Limitations and Ineffectiveness
The physical delivery system of the fogger directly contributes to its profound limitations in controlling a cockroach infestation. Studies show that a total release fogger fails to reduce cockroach populations because the chemical cannot reach the places where the pests congregate most often. Cockroaches are nocturnal insects that spend the majority of their lives in harborages like wall voids, inside cabinets, and deep within cracks and crevices. Since the fogging mist cannot penetrate behind walls or under solid objects, the vast majority of the cockroach population, including eggs and nymphs, remains completely protected.
Instead of eliminating the problem, the insecticide settles predominantly on exposed horizontal surfaces like kitchen countertops and floors. Research has shown that pesticide residues on these surfaces can increase by as much as 600 times the baseline level after a fogger is used. Furthermore, the repellent nature of pyrethroids can scatter the surviving roaches, driving them deeper into inaccessible areas or causing them to migrate to adjacent units in multi-family dwellings, making the overall infestation worse. The surviving cockroaches may also have a high level of natural or acquired resistance to pyrethroids, further compromising the product’s efficacy against the entire population.
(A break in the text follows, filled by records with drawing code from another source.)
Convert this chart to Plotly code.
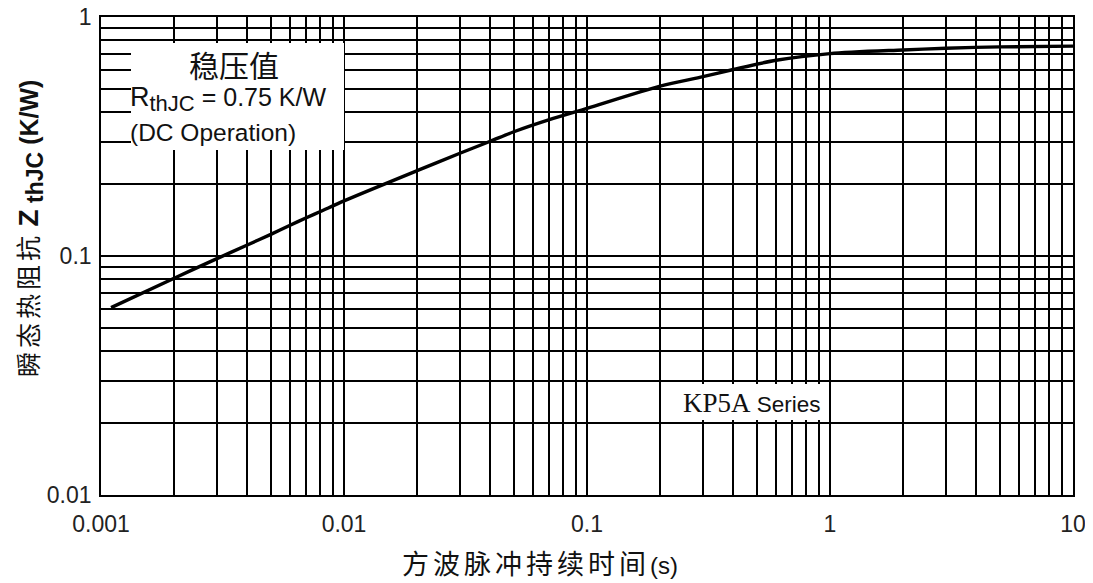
import plotly.graph_objects as go

# Data
t_s = [0.0011, 0.002, 0.003, 0.004, 0.005, 0.006, 0.007, 0.008, 0.01, 0.02, 0.03,
       0.04, 0.05, 0.07, 0.1, 0.2, 0.3, 0.4, 0.6, 1.0, 2.0, 3.0, 5.0, 10.0]
zth = [0.0608, 0.0807, 0.0975, 0.1112, 0.1232, 0.1345, 0.1446, 0.1535, 0.170, 0.2275, 0.269,
       0.302, 0.331, 0.372, 0.415, 0.514, 0.563, 0.603, 0.659, 0.703, 0.728, 0.740, 0.750, 0.755]

x_decades = [0.001, 0.01, 0.1, 1, 10]
x_decade_labels = ["0.001", "0.01", "0.1", "1", "10"]
y_decades = [0.01, 0.1, 1]
y_decade_labels = ["0.01", "0.1", "1"]
minor_mult = [2, 3, 4, 5, 6, 7, 8, 9]

x_minor = [d * m for d in x_decades[:-1] for m in minor_mult]
y_minor = [d * m for d in y_decades[:-1] for m in minor_mult]

# screen geometry of the plot area (page has an 8px body margin)
OFF = 8
PL, PR, PT, PB = 101, 1073, 17, 495
W, H = 1093 - OFF, 583 - OFF
L, T = PL - OFF, PT - OFF
R, B = 1093 - PR, 583 - PB
pw, ph = PR - PL, PB - PT


def px(xpix):
    return (xpix - PL) / pw


def py(ypix):
    return (PB - ypix) / ph


fig = go.Figure()
fig.add_trace(go.Scatter(x=t_s, y=zth, mode="lines",
                         line=dict(color="black", width=3.4, shape="spline", smoothing=0.8),
                         showlegend=False, hoverinfo="skip"))

sans = "Liberation Sans, Arial, sans-serif"
cjk = "Noto Sans CJK SC"
tickfont = dict(family=sans, size=23, color="#222")
grid = dict(gridcolor="black", gridwidth=1.6)

fig.update_layout(
    width=W, height=H,
    margin=dict(l=L, r=R, t=T, b=B, pad=0, autoexpand=False),
    paper_bgcolor="white", plot_bgcolor="white",
    xaxis=dict(type="log", range=[-3, 1], tickmode="array", tickvals=x_decades, ticktext=x_decade_labels,
               showgrid=True, **grid, automargin=False,
               minor=dict(tickmode="array", tickvals=x_minor, showgrid=True, ticks="", **grid),
               showline=True, linecolor="black", linewidth=1.6, mirror=True, ticks="",
               tickfont=tickfont, zeroline=False, ticklabelstandoff=8, ticklabeloverflow="allow"),
    yaxis=dict(type="log", range=[-2, 0], tickmode="array", tickvals=y_decades, ticktext=y_decade_labels,
               showgrid=True, **grid, automargin=False,
               minor=dict(tickmode="array", tickvals=y_minor, showgrid=True, ticks="", **grid),
               showline=True, linecolor="black", linewidth=1.6, mirror=True, ticks="",
               tickfont=tickfont, zeroline=False, ticklabelstandoff=3, ticklabeloverflow="allow"),
)

# White boxes that mask the grid behind the notes
fig.add_shape(type="rect", xref="paper", yref="paper", x0=px(131), x1=px(344), y0=py(150), y1=py(43),
              fillcolor="white", line=dict(width=0), layer="above")
fig.add_shape(type="rect", xref="paper", yref="paper", x0=px(680), x1=px(822), y0=py(420), y1=py(384),
              fillcolor="white", line=dict(width=0), layer="above")

fig.add_annotation(xref="paper", yref="paper", x=px(234), y=py(64), text="稳压值", showarrow=False,
                   font=dict(family=cjk, size=30, color="#111"), xanchor="center", yanchor="middle")
fig.add_annotation(xref="paper", yref="paper", x=px(128), y=py(99),
                   text="<span style='font-size:27px'>R</span><sub><span style='font-size:22px'>thJC</span></sub>"
                        " = 0.75 K/W",
                   showarrow=False, font=dict(family=sans, size=25, color="#111"),
                   xanchor="left", yanchor="middle")
fig.add_annotation(xref="paper", yref="paper", x=px(128), y=py(132),
                   text="(DC Operation)", showarrow=False,
                   font=dict(family=sans, size=24.5, color="#111"), xanchor="left", yanchor="middle")
fig.add_annotation(xref="paper", yref="paper", x=px(681), y=py(403),
                   text="<span style='font-family:Liberation Serif, Times New Roman, serif;font-size:27px'>KP5A</span>"
                        "<span style='font-size:22.5px'> Series</span>",
                   showarrow=False, font=dict(family=sans, size=22.5, color="#111"),
                   xanchor="left", yanchor="middle")

# Axis titles
fig.add_annotation(xref="paper", yref="paper", x=px(540), y=py(562),
                   text="<span style='letter-spacing:4px'>方波脉冲持续时间</span>"
                        "<span style='font-family:Liberation Sans;font-size:24px'>(s)</span>",
                   showarrow=False, font=dict(family=cjk, size=27, color="#111"),
                   xanchor="center", yanchor="middle")
fig.add_annotation(xref="paper", yref="paper", x=px(28), y=py(229), textangle=-90,
                   text="<span style='letter-spacing:4px'>瞬态热阻抗</span> "
                        "<b><span style='font-family:Liberation Sans;font-size:28px'>Z</span>"
                        "<sub><span style='font-family:Liberation Sans;font-size:23px'> thJC</span></sub>"
                        "<span style='font-family:Liberation Sans;font-size:25px'> (K/W)</span></b>",
                   showarrow=False, font=dict(family=cjk, size=25, color="#111"),
                   xanchor="center", yanchor="middle")

fig.write_html("out.html")
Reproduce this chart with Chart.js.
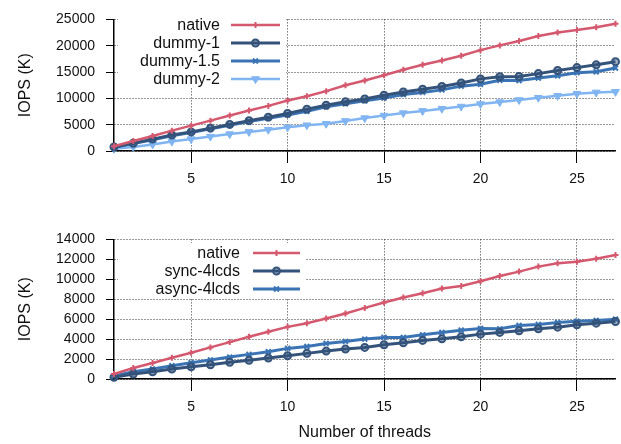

Safer and More Effective Alternatives
Targeted application methods are consistently more effective than foggers because they deliver the insecticide directly to the cockroach’s hidden harborages. Insecticidal baits, available as gels or in stations, use an attractive food matrix that the roaches consume and then carry back to the nesting site. The active ingredient in the bait, often fipronil or indoxacarb, is then shared among other roaches, including nymphs, providing a long-term colony-elimination effect.
Dusts, such as boric acid or diatomaceous earth, are also highly effective when lightly puffed into cracks and voids where roaches hide. These dusts remain active indefinitely as long as they stay dry and kill the roach after it crawls through the powder and ingests it during grooming. Insect Growth Regulators (IGRs) represent another superior option, as they do not kill adult roaches immediately but instead disrupt the insect’s life cycle by preventing eggs from hatching or sterilizing the adults. These targeted methods avoid the widespread pesticide contamination and ineffectiveness associated with total release foggers.